The task: In the material below, identify each line bearing the word "diagram". Reproduce those lines.

________________________

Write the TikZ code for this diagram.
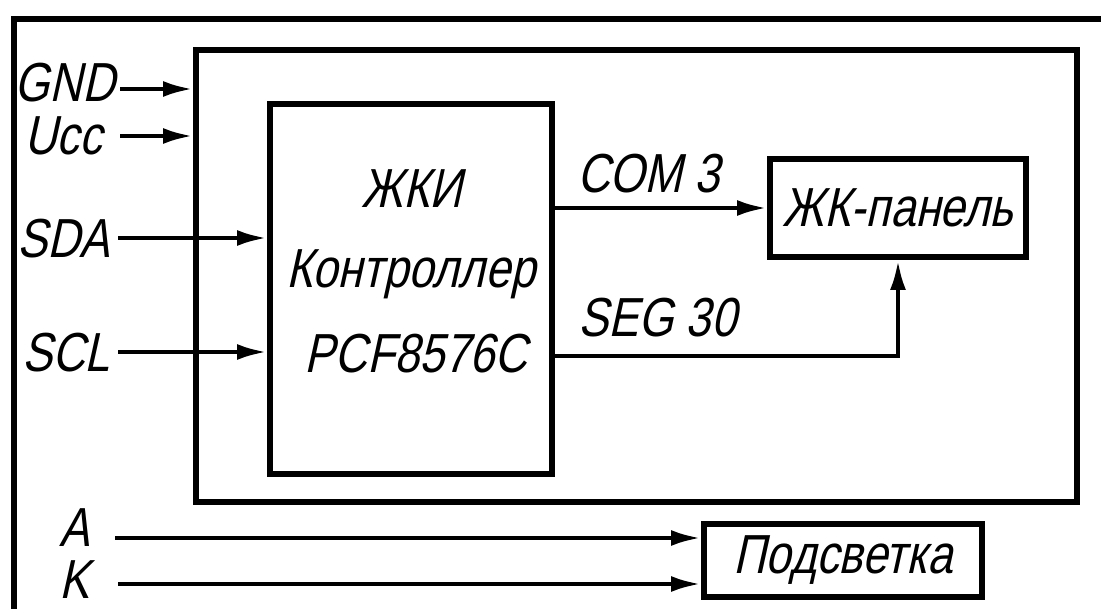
\documentclass[tikz,border=0pt]{standalone}
\usepackage{fontspec}
\newfontfamily\gost[FakeSlant=0.22,FakeStretch=0.82]{Liberation Sans}
\usetikzlibrary{arrows.meta}
\begin{document}
\begin{tikzpicture}[x=1pt,y=-1pt,
  box/.style={draw,line width=6pt,inner sep=0pt,font=\gost\fontsize{55}{60}\selectfont},
  lbl/.style={inner sep=0pt,font=\gost\fontsize{55}{60}\selectfont},
  arr/.style={line width=4.5pt,-{Latex[length=30pt,width=16pt]}},
  frame/.style={line width=6.5pt}]
\useasboundingbox (0,0) rectangle (1101,609);
\fill[white] (0,0) rectangle (1101,609);
% outer frame
\draw[frame] (14,615) -- (14,19) -- (1108,19);
% boxes
\node[box,minimum width=881pt,minimum height=452pt] (inner) at (636.5,276) {};
\node[box,minimum width=282pt,minimum height=370pt] (ctrl) at (411,289) {};
\node[box,minimum width=256pt,minimum height=98pt] (panel) at (898,208) {ЖК-панель};
\node[box,minimum width=278pt,minimum height=73pt] (light) at (843,560.5) {Подсветка};
% controller text
\node[lbl,anchor=base] (t1) at (412,208) {ЖКИ};
\node[lbl,anchor=base] (t2) at (411,288) {Контроллер};
\node[lbl,anchor=base] (t3) at (416,373) {PCF8576C};
% input labels
\node[lbl,anchor=base east] (gnd) at (115,102) {GND};
\node[lbl,anchor=base east] (ucc) at (102,155) {Ucc};
\node[lbl,anchor=base east] (sda) at (110,258) {SDA};
\node[lbl,anchor=base east] (scl) at (110,372) {SCL};
\node[lbl,anchor=base east] (la) at (90,546) {A};
\node[lbl,anchor=base east] (lk) at (90,598) {K};
\node[lbl,anchor=base west] (com) at (577,193) {COM 3};
\node[lbl,anchor=base west] (seg) at (578,337) {SEG 30};
% connector start points
\coordinate (gndin) at (120,89);
\coordinate (uccin) at (120,136);
\coordinate (sdain) at (118,238);
\coordinate (sclin) at (118,352);
\coordinate (ain) at (115,538);
\coordinate (kin) at (118,584);
\coordinate (segy) at (0,356);
% connectors
\draw[arr] (gndin) -- (gndin -| inner.west);
\draw[arr] (uccin) -- (uccin -| inner.west);
\draw[arr] (sdain) -- (sdain -| ctrl.west);
\draw[arr] (sclin) -- (sclin -| ctrl.west);
\draw[arr] (ctrl.east |- panel.west) -- (panel.west);
\draw[arr] (ctrl.east |- segy) -| (panel.south);
\draw[arr] (ain) -- (ain -| light.west);
\draw[arr] (kin) -- (kin -| light.west);
\end{tikzpicture}
\end{document}
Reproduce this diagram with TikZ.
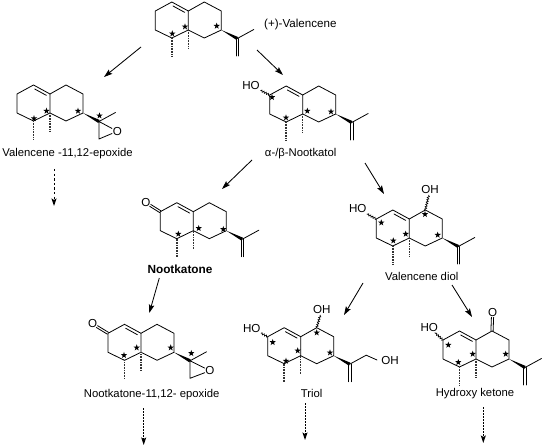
\documentclass[tikz,border=0pt]{standalone}
\usepackage{fontspec}
\setmainfont{Liberation Sans}
\usetikzlibrary{arrows.meta,decorations.pathmorphing}
\tikzset{
  x=1pt,y=-1pt,
  bond/.style={line width=.8pt,line join=round,line cap=round},
  hashb/.style={line width=1.5pt,dash pattern=on .7pt off .9pt,black!80},
  wavy/.style={line width=.7pt,decorate,decoration={snake,amplitude=.9pt,segment length=2.4pt}},
  lab/.style={font=\fontsize{11.3}{13}\selectfont,inner sep=0pt},
  atom/.style={font=\fontsize{11.6}{13}\selectfont,inner sep=.6pt},
  rxn/.style={line width=.85pt,-{Stealth[length=8.5pt,width=5.5pt,inset=1.5pt]}},
  dotrxn/.style={line width=1pt,dash pattern=on 1.5pt off 1.5pt,-{Stealth[length=7.5pt,width=5pt,inset=1.5pt,sep=0pt]}},
}
\newcommand\molskel[3]{%
  \begin{scope}[shift={(#2,#3)},name prefix=#1-]
    \coordinate (c1) at (-16.5,-9); \coordinate (c2) at (-33,0);
    \coordinate (c3) at (-33,19);   \coordinate (c4) at (-16.5,27);
    \coordinate (c5) at (0,19);     \coordinate (j) at (0,0);
    \coordinate (c7) at (16,-9);    \coordinate (c8) at (33,0);
    \coordinate (c9) at (33,19);    \coordinate (c10) at (16,27);
    \coordinate (c11) at (49,27.5); \coordinate (c12) at (65.5,18.5);
    \coordinate (c13) at (49,45);   \coordinate (m4) at (-16.5,46);
    \coordinate (m5) at (0,37);
    \coordinate (d1) at (-15.3,-5); \coordinate (d2) at (-3.6,1.4);
    \draw[bond] (c1)--(c2)--(c3)--(c4)--(c5)--(j)--(c1);
    \draw[bond] (d1)--(d2);
    \draw[bond] (j)--(c7)--(c8)--(c9)--(c10)--(c5);
    \draw[hashb] (c4)--(m4);
    \draw[hashb] (c5)--(m5);
    \fill (c9)--([shift={(-.7,1.5)}]c11)--([shift={(.7,-1.5)}]c11)--cycle;
    \draw[bond] (c11)--(c12);
  \end{scope}}
\newcommand\isopdb[1]{%
  \draw[bond] ([xshift=-1.2pt]#1-c11)--([xshift=-1.2pt]#1-c13);
  \draw[bond] ([xshift=1.2pt]#1-c11)--([xshift=1.2pt]#1-c13);}
\newcommand\epox[3]{% prefix, O x, O y
  \node[atom] (#1-O) at (#2,#3) {O};
  \draw[bond] (#1-c11)--(#1-c13)--(#1-O)--(#1-c11);}
\newcommand\ketone[3]{%
  \node[atom] (#1-k) at (#2,#3) {O};
  \draw[bond,shorten >=5pt] ([shift={(.6,-.9)}]#1-c2)--([shift={(.6,-.9)}]#1-k.center);
  \draw[bond,shorten >=5pt] ([shift={(-.6,.9)}]#1-c2)--([shift={(-.6,.9)}]#1-k.center);}
\newcommand\stars[1]{%
  \foreach \p in {#1}{\fill[shift={(\p)},scale=1.2] (0,-2.8)--(.65,-.89)--(2.66,-.87)--(1.05,.34)--(1.65,2.27)--(0,1.1)--(-1.65,2.27)--(-1.05,.34)--(-2.66,-.87)--(-.65,-.89)--cycle;}}
\begin{document}
\begin{tikzpicture}
\useasboundingbox (0,0) rectangle (543,446);
% valencene
\molskel{v}{188.3}{11}
\isopdb{v}
\stars{{172.3,33.7},{185,26.7},{216.7,26}}
\node[lab,anchor=west,font=\fontsize{11.6}{13}\selectfont] (vl) at (264,25) {(+)-Valencene};
% epoxide
\molskel{e}{50}{94}
\epox{e}{117.3}{131.3}
\stars{{34,118.5},{46.5,111},{78,111},{99.5,115.7}}
\node[lab] (el) at (67.5,154) {Valencene -11,12-epoxide};
% nootkatol
\molskel{n}{302.7}{95}
\isopdb{n}
\node[atom] (n-ho) at (251,85.7) {HO};
\draw[wavy] (n-c2)--(n-ho);
\stars{{272,97.3},{286,117.7},{307.3,111},{331,111.7}}
\node[lab] (nl) at (300.7,153.5) {α-/β-Nootkatol};
% nootkatone
\molskel{k}{193.3}{211.7}
\isopdb{k}
\ketone{k}{146}{202.7}
\stars{{178.3,234},{198.7,228.3},{223.3,229.3}}
\node[lab,font=\fontsize{11.8}{13}\selectfont\bfseries] (kl) at (180,269) {Nootkatone};
% diol
\molskel{d}{409.3}{219}
\isopdb{d}
\node[atom] (d-ho) at (357.7,209) {HO};
\node[atom] (d-oh) at (430,190) {OH};
\draw[wavy] (d-c2)--(d-ho);
\draw[wavy] (d-c7)--(d-oh);
\stars{{381.3,222.7},{393.3,240.7},{405.7,234},{437.7,235},{425,214.3}}
\node[lab] (dl) at (421.7,276) {Valencene diol};
% nootkatone epoxide
\molskel{f}{141}{333.3}
\epox{f}{210}{370.7}
\ketone{f}{92.7}{324}
\stars{{124,355.3},{136.7,347.7},{170.7,347.7},{191.3,353.3}}
\node[lab] (fl) at (151.7,394.7) {Nootkatone-11,12- epoxide};
% triol
\molskel{t}{300.7}{336.7}
\isopdb{t}
\node[atom] (t-ho) at (251.7,328.3) {HO};
\node[atom] (t-oh) at (321.7,310) {OH};
\node[atom] (t-ch) at (390,361) {OH};
\coordinate (t-c14) at (377,360);
\draw[wavy] (t-c2)--(t-ho);
\draw[wavy] (t-c7)--(t-oh);
\draw[bond] (t-c12)--(t-c14);
\stars{{272.7,342.3},{286,361},{297.7,350.7},{330,352.7},{316.7,332.7}}
\node[lab] (tl) at (311.7,393.3) {Triol};
% hydroxy ketone
\molskel{h}{476}{340}
\isopdb{h}
\node[atom] (h-ho) at (429.3,327.7) {HO};
\node[atom] (h-o) at (492.7,312.3) {O};
\draw[wavy] (h-c2)--(h-ho);
\draw[bond,shorten >=5pt] ([xshift=-1.1pt]h-c7)--([xshift=-1.1pt]h-o.center);
\draw[bond,shorten >=5pt] ([xshift=1.1pt]h-c7)--([xshift=1.1pt]h-o.center);
\stars{{448.3,345},{458.3,362.3},{472.7,354},{505.7,354}}
\node[lab] (hl) at (475,394) {Hydroxy ketone};
% arrows
\coordinate (a1s) at (141,47);  \coordinate (a1e) at (104,77);
\coordinate (a2s) at (257,50);  \coordinate (a2e) at (283,75);
\coordinate (a3s) at (252,160); \coordinate (a3e) at (222,189);
\coordinate (a4s) at (365,163); \coordinate (a4e) at (384,194);
\coordinate (a5s) at (159.3,278); \coordinate (a5e) at (149.3,313);
\coordinate (a6s) at (363,283); \coordinate (a6e) at (344,315);
\coordinate (a7s) at (452,285); \coordinate (a7e) at (472,317);
\foreach \i in {1,...,7}{\draw[rxn] (a\i s)--(a\i e);}
\coordinate (b1s) at (54,169);    \coordinate (b1e) at (54,206);
\coordinate (b2s) at (143.7,408); \coordinate (b2e) at (143.7,445);
\coordinate (b3s) at (305,403);   \coordinate (b3e) at (305,440);
\coordinate (b4s) at (483.3,407); \coordinate (b4e) at (483.3,443);
\draw[dotrxn,dash pattern=on 2.4pt off 2.2pt] (b1s)--(b1e);
\foreach \i in {2,3,4}{\draw[dotrxn] (b\i s)--(b\i e);}
\end{tikzpicture}
\end{document}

________________________

Result of the task:
Write the TikZ code for this diagram.
Reproduce this diagram with TikZ.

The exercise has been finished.